Dinamika bertetangga Indonesia-Singapura

Selasa, 11 Februari 2014 - 06:00 WIB
Dinamika bertetangga Indonesia-Singapura
Dinamika bertetangga Indonesia-Singapura
A A A
Sindonews.com - Hubungan Indonesia dan Singapura sedang merenggang. Hal tersebut terlihat dari sikap Singapura yang batal mengundang Tentara Nasional Indonesia (TNI) untuk hadir dalam acara Singapore Airshow 2014 yang digelar pada hari ini (11/2/2014).

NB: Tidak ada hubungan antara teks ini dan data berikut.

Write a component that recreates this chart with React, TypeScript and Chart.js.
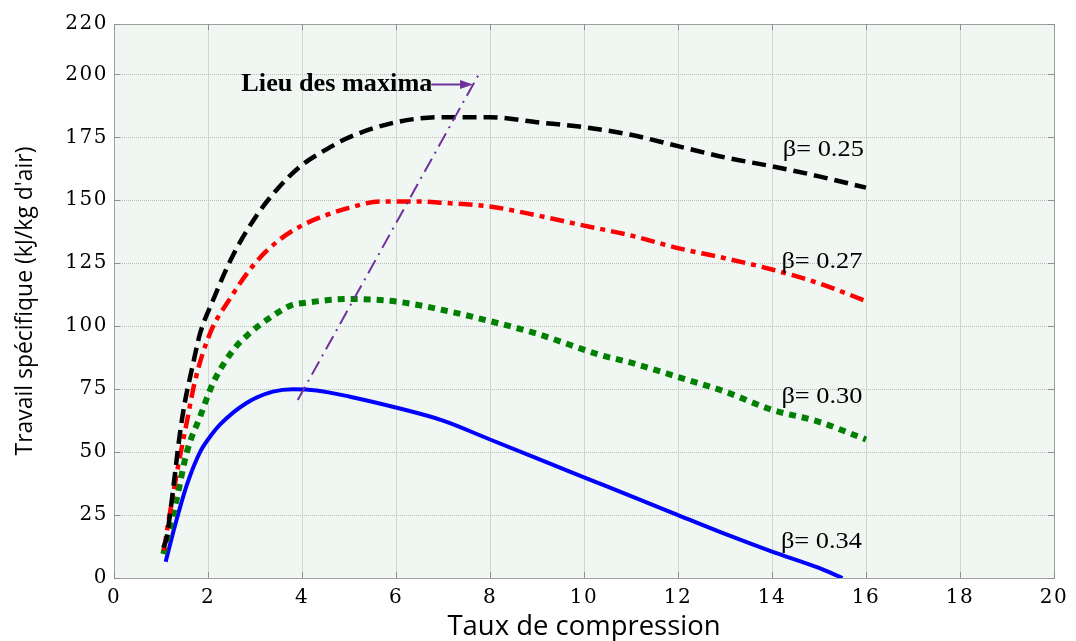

Pembatalan sepihak itu menyusul sikap Pemerintah Singapura yang keberatan terhadap rencana TNI memberikan nama Usman Harun untuk kapal perang jenis fregat yang dibeli dari Inggris. Usman Harun adalah dua anggota Korps Komando Operasi (KKO)-- saat ini marinir-- yang menjalankan tugas negara dengan meledakan Hotel Mac Donald House di Orchard Road pada tahun 1965. Saat itu Indonesia terlibat konfrontasi dengan Malaysia. Sedangkan Singapura masih menjadi wilayah bagian Malaysia.

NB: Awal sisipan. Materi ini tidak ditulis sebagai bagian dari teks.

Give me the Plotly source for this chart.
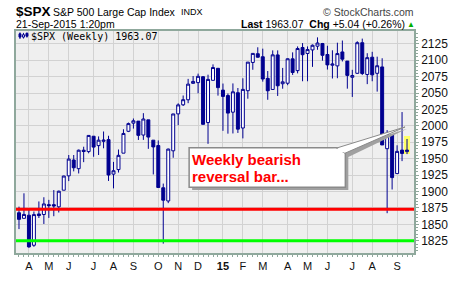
import plotly.graph_objects as go
from datetime import datetime, timedelta

# ---------------- data ----------------
dates = [
    "2014-03-24", "2014-03-31", "2014-04-07", "2014-04-14", "2014-04-21", "2014-04-28",
    "2014-05-05", "2014-05-12", "2014-05-19", "2014-05-26", "2014-06-02", "2014-06-09",
    "2014-06-16", "2014-06-23", "2014-06-30", "2014-07-07", "2014-07-14", "2014-07-21",
    "2014-07-28", "2014-08-04", "2014-08-11", "2014-08-18", "2014-08-25", "2014-09-01",
    "2014-09-08", "2014-09-15", "2014-09-22", "2014-09-29", "2014-10-06", "2014-10-13",
    "2014-10-20", "2014-10-27", "2014-11-03", "2014-11-10", "2014-11-17", "2014-11-24",
    "2014-12-01", "2014-12-08", "2014-12-15", "2014-12-22", "2014-12-29", "2015-01-05",
    "2015-01-12", "2015-01-19", "2015-01-26", "2015-02-02", "2015-02-09", "2015-02-16",
    "2015-02-23", "2015-03-02", "2015-03-09", "2015-03-16", "2015-03-23", "2015-03-30",
    "2015-04-06", "2015-04-13", "2015-04-20", "2015-04-27", "2015-05-04", "2015-05-11",
    "2015-05-18", "2015-05-25", "2015-06-01", "2015-06-08", "2015-06-15", "2015-06-22",
    "2015-06-29", "2015-07-06", "2015-07-13", "2015-07-20", "2015-07-27", "2015-08-03",
    "2015-08-10", "2015-08-17", "2015-08-24", "2015-08-31", "2015-09-07", "2015-09-14",
    "2015-09-21",
]
opens = [
    1867.7, 1859.2, 1863.9, 1818.2, 1865.8, 1865.0, 1880.0, 1880.0, 1876.7, 1902.0,
    1923.9, 1948.0, 1934.8, 1962.9, 1960.8, 1984.2, 1969.9, 1976.4, 1979.0, 1926.5,
    1933.4, 1958.4, 1991.7, 2004.1, 2007.2, 1986.0, 2009.1, 1978.2, 1970.0, 1905.7,
    1885.6, 1962.0, 2018.2, 2032.0, 2039.7, 2064.7, 2065.8, 2074.8, 2005.0, 2069.3,
    2087.6, 2054.4, 2046.1, 2020.8, 2050.4, 1996.7, 2053.5, 2096.5, 2109.8, 2105.2,
    2072.3, 2055.4, 2108.0, 2064.1, 2064.9, 2102.0, 2084.1, 2119.3, 2110.2, 2115.6,
    2121.3, 2125.3, 2108.6, 2092.3, 2091.3, 2112.5, 2098.6, 2073.9, 2080.0, 2126.6,
    2078.2, 2104.5, 2080.0, 2089.7, 1965.2, 1986.7, 1927.3, 1963.1, 1960.8,
]
highs = [
    1877.0, 1897.3, 1872.5, 1869.6, 1884.9, 1891.3, 1887.3, 1902.2, 1901.3, 1924.0,
    1955.6, 1955.6, 1963.9, 1968.2, 1985.6, 1984.2, 1983.9, 1991.4, 1984.9, 1945.1,
    1964.0, 1994.8, 2005.0, 2011.2, 2007.2, 2019.3, 2009.1, 1978.3, 1977.8, 1912.1,
    1965.3, 2018.2, 2034.3, 2046.2, 2071.5, 2075.8, 2079.5, 2075.8, 2077.9, 2093.6,
    2088.1, 2064.4, 2049.3, 2064.6, 2057.6, 2072.4, 2097.0, 2110.6, 2119.6, 2117.5,
    2083.5, 2114.9, 2114.9, 2088.2, 2102.6, 2111.9, 2120.9, 2126.0, 2120.9, 2123.9,
    2134.7, 2126.2, 2121.9, 2115.0, 2126.6, 2129.9, 2098.6, 2085.3, 2128.8, 2132.8,
    2110.6, 2112.7, 2105.3, 2102.9, 1993.5, 1986.7, 1970.4, 2021.0, 1980.0,
]
lows = [
    1842.8, 1859.2, 1814.4, 1815.8, 1859.7, 1850.6, 1859.8, 1862.4, 1868.1, 1902.0,
    1915.9, 1930.7, 1927.5, 1944.7, 1958.2, 1952.9, 1955.6, 1965.8, 1916.1, 1904.8,
    1928.9, 1958.4, 1990.5, 1995.8, 1978.5, 1978.6, 1965.0, 1926.0, 1906.1, 1820.7,
    1882.3, 1951.4, 2001.0, 2030.2, 2034.5, 2064.5, 2049.6, 2002.3, 1972.6, 2069.3,
    2046.0, 1992.4, 1988.1, 1988.4, 1989.2, 1980.9, 2041.3, 2085.4, 2103.8, 2067.3,
    2039.7, 2055.4, 2045.5, 2056.5, 2061.9, 2077.5, 2079.9, 2067.9, 2067.9, 2089.8,
    2115.8, 2099.2, 2085.7, 2072.1, 2072.5, 2098.0, 2056.6, 2044.0, 2079.3, 2077.3,
    2063.5, 2067.9, 2052.1, 1970.9, 1867.0, 1903.1, 1927.3, 1946.3, 1957.0,
]
closes = [
    1857.6, 1865.1, 1815.7, 1864.9, 1863.4, 1881.1, 1878.5, 1877.9, 1900.5, 1923.6,
    1949.4, 1936.2, 1962.9, 1960.9, 1985.4, 1967.6, 1978.2, 1978.3, 1925.2, 1931.6,
    1955.1, 1988.4, 2003.4, 2007.7, 1985.5, 2010.4, 1982.9, 1967.9, 1906.1, 1886.8,
    1964.6, 2018.1, 2031.9, 2039.8, 2063.5, 2067.6, 2075.4, 2002.3, 2070.7, 2088.8,
    2058.2, 2044.8, 2019.4, 2051.8, 1995.0, 2055.5, 2097.0, 2110.3, 2104.5, 2071.3,
    2053.4, 2108.1, 2061.0, 2067.0, 2102.1, 2081.2, 2117.7, 2108.3, 2116.1, 2122.7,
    2126.1, 2107.4, 2092.8, 2094.1, 2110.0, 2101.5, 2076.8, 2076.6, 2126.6, 2079.7,
    2103.8, 2077.6, 2091.5, 1970.9, 1988.9, 1921.2, 1961.1, 1958.0, 1963.1,
]
month_ticks = [
    "2014-04-07", "2014-05-05", "2014-06-02", "2014-07-07", "2014-08-04", "2014-09-01",
    "2014-10-06", "2014-11-03", "2014-12-01", "2015-01-05", "2015-02-02", "2015-03-02",
    "2015-04-06", "2015-05-04", "2015-06-01", "2015-07-06", "2015-08-03", "2015-09-07",
]
month_labels = ["A", "M", "J", "J", "A", "S", "O", "N", "D", "<b>15</b>",
                "F", "M", "A", "M", "J", "J", "A", "S"]
y_ticks = [1825, 1850, 1875, 1900, 1925, 1950, 1975, 2000, 2025, 2050, 2075, 2100, 2125]
red_level = 1873
green_level = 1825

# ---------------- layout helpers ----------------
W, H = 460, 284
ML, MR, MT, MB = 16, 44, 31, 17
PW, PH = W - ML - MR, H - MT - MB


def px(X):
    return (X - ML) / PW


def py(Y):
    return (H - MB - Y) / PH


NAVY = "#000090"
AXC = "#8fa89c"
FONT = "Liberation Sans, Arial, sans-serif"

d0 = datetime.strptime(dates[0], "%Y-%m-%d")
x_lo = d0 + timedelta(days=-0.6 * 7)
x_hi = d0 + timedelta(days=79.4 * 7)

fig = go.Figure()

# highlight of the current bar
fig.add_trace(go.Bar(
    x=[dates[-1]], y=[highs[-1] - lows[-1] + 5], base=[lows[-1]],
    width=[7 * 24 * 3600 * 1000 * 1.3],
    marker=dict(color="#ffff66", line=dict(width=0)),
    hoverinfo="skip", showlegend=False,
))

fig.add_trace(go.Candlestick(
    x=dates, open=opens, high=highs, low=lows, close=closes,
    increasing=dict(line=dict(color=NAVY, width=1), fillcolor="#ffffff"),
    decreasing=dict(line=dict(color=NAVY, width=1), fillcolor=NAVY),
    whiskerwidth=0, showlegend=False,
))

shapes = []
# horizontal levels
shapes.append(dict(type="line", xref="paper", x0=0, x1=1, yref="y", y0=red_level, y1=red_level,
                   line=dict(color="#ff0000", width=3)))
shapes.append(dict(type="line", xref="paper", x0=0, x1=1, yref="y", y0=green_level, y1=green_level,
                   line=dict(color="#00ff00", width=3)))


def rect(x0, y0, x1, y1, **kw):
    return dict(type="rect", xref="paper", yref="paper",
                x0=px(x0), x1=px(x1), y0=py(y1), y1=py(y0), **kw)


def path(points, **kw):
    d = "M " + " L ".join(f"{px(a):.5f},{py(b):.5f}" for a, b in points) + " Z"
    return dict(type="path", xref="paper", yref="paper", path=d, **kw)


# callout box with shadow and pointer
shapes.append(path([(341, 158), (409, 135), (350, 165)], fillcolor="#a0a0a0", line=dict(width=0)))
shapes.append(rect(193, 158, 350, 200, fillcolor="#a0a0a0", line=dict(width=0)))
shapes.append(rect(190, 155, 347, 197, fillcolor="#ffffff", line=dict(color="#8a8a8a", width=1.5)))
shapes.append(path([(338, 155.5), (407, 133), (346.5, 161)], fillcolor="#ffffff",
                   line=dict(color="#8a8a8a", width=1)))
shapes.append(rect(335, 156.3, 346, 160, fillcolor="#ffffff", line=dict(width=0)))

# little candlestick icon of the legend
for (xa, ya0, ya1, bx0, by0, bx1, by1, fill) in [
    (20, 32.5, 39.5, 19, 34, 21, 37.5, NAVY),
    (23.5, 33, 39, 22.5, 35, 24.5, 37.5, "#ffffff"),
    (27, 32.5, 38, 26, 33.5, 28, 36.5, NAVY),
]:
    shapes.append(dict(type="line", xref="paper", yref="paper", x0=px(xa), x1=px(xa),
                       y0=py(ya1), y1=py(ya0), line=dict(color=NAVY, width=1)))
    shapes.append(rect(bx0, by0, bx1, by1, fillcolor=fill, line=dict(color=NAVY, width=1)))


def ann(text, X, Y, size, color="#000000", family=FONT, xanchor="left", **kw):
    return dict(text=text, x=px(X), y=py(Y), xref="paper", yref="paper", showarrow=False,
                xanchor=xanchor, yanchor="middle", font=dict(size=size, color=color, family=family),
                borderpad=0, **kw)


annotations = [
    ann("<b>$SPX</b>", 15, 10, 13.5),
    ann("S&P 500 Large Cap Index", 52, 10.5, 10.5),
    ann("INDX", 181, 10.5, 9),
    ann("© StockCharts.com", 417, 11, 10.5, color="#444444", xanchor="right"),
    ann("21-Sep-2015 1:20pm", 15, 24, 10.5),
    ann("<b>Last</b> 1963.07  <b>Chg</b> +5.04 (+0.26%)", 408, 24, 10.5, xanchor="right"),
    ann("▲", 418, 24, 8, color="#00b000", xanchor="right"),
    ann("$SPX (Weekly) 1963.07", 30, 36.5, 10, family="DejaVu Sans Mono, monospace"),
    ann("<b>Weekly bearish</b>", 192, 168, 15, color="#ff0000"),
    ann("<b>reversal bar...</b>", 192, 186, 15, color="#ff0000"),
]

fig.update_layout(
    width=W, height=H,
    margin=dict(l=ML, r=MR, t=MT, b=MB, pad=0),
    paper_bgcolor="#ffffff", plot_bgcolor="#efefef",
    boxgap=0.15,
    bargap=0,
    showlegend=False,
    shapes=shapes,
    annotations=annotations,
    xaxis=dict(
        type="date", range=[x_lo, x_hi], rangeslider=dict(visible=False),
        tickvals=month_ticks, ticktext=month_labels,
        tickfont=dict(size=11, color="#111111", family=FONT),
        showgrid=True, gridcolor="#d2d2d2", gridwidth=1,
        showline=True, linecolor=AXC, linewidth=1.5, mirror=True,
        ticks="outside", ticklen=2, tickcolor=AXC,
        minor=dict(ticks="outside", ticklen=2, tickcolor=AXC, dtick=7 * 24 * 3600 * 1000,
                   tick0=dates[0], showgrid=False),
        zeroline=False, fixedrange=True,
    ),
    yaxis=dict(
        side="right", range=[1806.4, 2144.4], tickvals=y_ticks,
        tickfont=dict(size=12, color="#111111", family=FONT),
        showgrid=True, gridcolor="#d2d2d2", gridwidth=1,
        showline=True, linecolor=AXC, linewidth=1.5, mirror=True,
        ticks="outside", ticklen=3, tickcolor=AXC,
        minor=dict(ticks="outside", ticklen=2, tickcolor=AXC, dtick=5, showgrid=False),
        zeroline=False, fixedrange=True,
    ),
)

fig.write_html("out.html")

Guru Besar Hubungan Internasional Universitas Padjadjaran (Unpad) Hasyim Djalal mengatakan, seharusnya peristiwa terkait Usman Harun sudah selesai ketika Perdana Menteri Singapura Lee Kwan Yew memberikan karangan bunga di makam kedua pahlawan itu saat berkunjung ke Jakarta pada 1970. "Seharusnya isu ini sudah lewat. Tidak ada masalah lagi," ujar Hasyim kepada Sindonews, Senin (10/2/2014).

Sikap keberatan Singapura atas penamaan KRI Usman Harun, kata dia, justru telah menunjukkan Singapura ternyata belum bisa melupakan peristiwa tersebut. "Ternyata tidak melupakan dan tidak memaafkan," ungkap Hasyim.

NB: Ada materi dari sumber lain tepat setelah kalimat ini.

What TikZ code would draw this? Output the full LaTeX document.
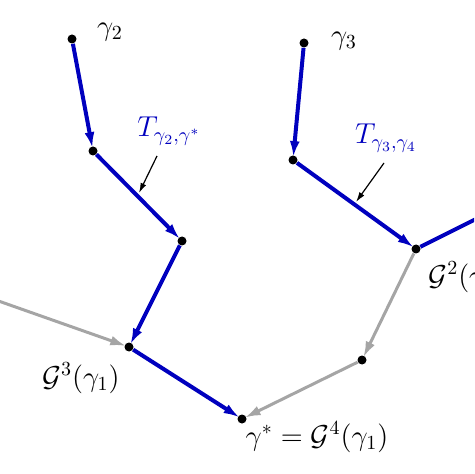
\documentclass[tikz,border=0pt]{standalone}
\usetikzlibrary{arrows.meta}
\definecolor{myblue}{RGB}{0,0,190}
\definecolor{mygray}{RGB}{165,165,165}
\begin{document}
\begin{tikzpicture}[x=0.5pt,y=-0.5pt,
  dot/.style={circle,fill=black,inner sep=0pt,minimum size=4.5pt},
  bl/.style={draw=myblue,line width=2pt,-{Latex[length=8pt,width=5pt]},shorten >=-1pt},
  gr/.style={draw=mygray,line width=1.5pt,-{Latex[length=8pt,width=5pt]},shorten >=-1pt},
  pt/.style={draw=black,line width=0.6pt,-{Latex[length=5pt,width=3pt]}},
  lab/.style={font=\fontsize{14}{16}\selectfont,inner sep=0pt}]
\useasboundingbox (0,0) rectangle (474,474);
\clip (0,0) rectangle (474,474);
\node[dot] (g2) at (72,39) {};
\node[dot] (a) at (93,151) {};
\node[dot] (b) at (182,241) {};
\node[dot] (g3p) at (129,347) {};
\node[dot] (gs) at (242,419) {};
\node[dot] (c3) at (304,43) {};
\node[dot] (d) at (293,160) {};
\node[dot] (G2) at (416,249) {};
\node[dot] (e) at (362,360) {};
\coordinate (L) at (-10,298);
\coordinate (R) at (520,197);
\draw[bl] (g2) -- (a);
\draw[bl] (a) -- (b);
\draw[bl] (b) -- (g3p);
\draw[bl] (g3p) -- (gs);
\draw[bl] (c3) -- (d);
\draw[bl] (d) -- (G2);
\draw[myblue,line width=2pt] (G2) -- (R);
\draw[gr] (L) -- (g3p);
\draw[gr] (G2) -- (e);
\draw[gr] (e) -- (gs);
\node[lab] (lg2) at (110,32) {$\gamma_2$};
\node[lab] (lg3) at (344,41) {$\gamma_3$};
\node[lab,text=myblue] (t1) at (169,131) {$T_{\gamma_2,\gamma^*}$};
\node[lab,text=myblue] (t2) at (386,138) {$T_{\gamma_3,\gamma_4}$};
\coordinate (t1s) at (157,156);
\coordinate (t1e) at (139,193);
\coordinate (t2s) at (384,163);
\coordinate (t2e) at (356,202);
\draw[pt] (t1s) -- (t1e);
\draw[pt] (t2s) -- (t2e);
\node[lab] (lG3) at (81,378) {$\mathcal{G}^3(\gamma_1)$};
\node[lab] (lgs) at (317,437) {$\gamma^*=\mathcal{G}^4(\gamma_1)$};
\node[lab,anchor=west] (lG2) at (428,277) {$\mathcal{G}^2(\gamma_1)$};
\end{tikzpicture}
\end{document}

Berdasarkan data yang dihimpun Sindonews, hubungan Indonesia dan Singapura beberapa kali mengalami pasang surut. Sebut saja ketika Pemerintah Indonesia mengeluarkan larangan ekspor pasir ke Singapura pada tahun 2007. Peraturan itu berupa Permendag nomor 2 tahun 2007 tentang Larangan Ekspor Pasir dan Tanah.

Kebijakan itu menyikapi adanya ekspor pasir dalam jumlah besar selama bertahun-tahun ke Singapura. Pasir itu digunakan untuk reklamasi pantai guna memperluas wilayah Singapura.Pelarangan ekspor pasir sempat dipertanyakan oleh Menteri Luar Negeri Singapura saat itu, George Yeo, dan anggota parlemen.

Indonesia dan Singapura juga memiliki perbedaan perspektif menyangkut perjanjian ekstradisi atau pemulangan pelaku kejahatan korupsi. Indonesia sudah lama mengharapkan Singapura membantu upaya pengembalian tersangka beserta aset korupsi.

Sudah menjadi rahasia umum, Singapura menjadi tempat pelarian yang aman bagi pelaku korupsi. Tidak hanya tempat bersembunyi, tapi juga menyimpan uang hasil korupsinya. Alhasil, sulit bagi penegak hukum di Indonesia untuk menindak pelaku yang buron ke negeri tersebut.

Kendati akhirnya menyatakan bersedia memberikan kemudahan Indonesia dalam mengekstradisi pelaku kejahatan korupsi, Singapura ternyata punya maksud lain. Singapura mengajukan syarat agar Indonesia membolehkan wilayahnya digunakan pihaknya sebagai tempat latihan militer.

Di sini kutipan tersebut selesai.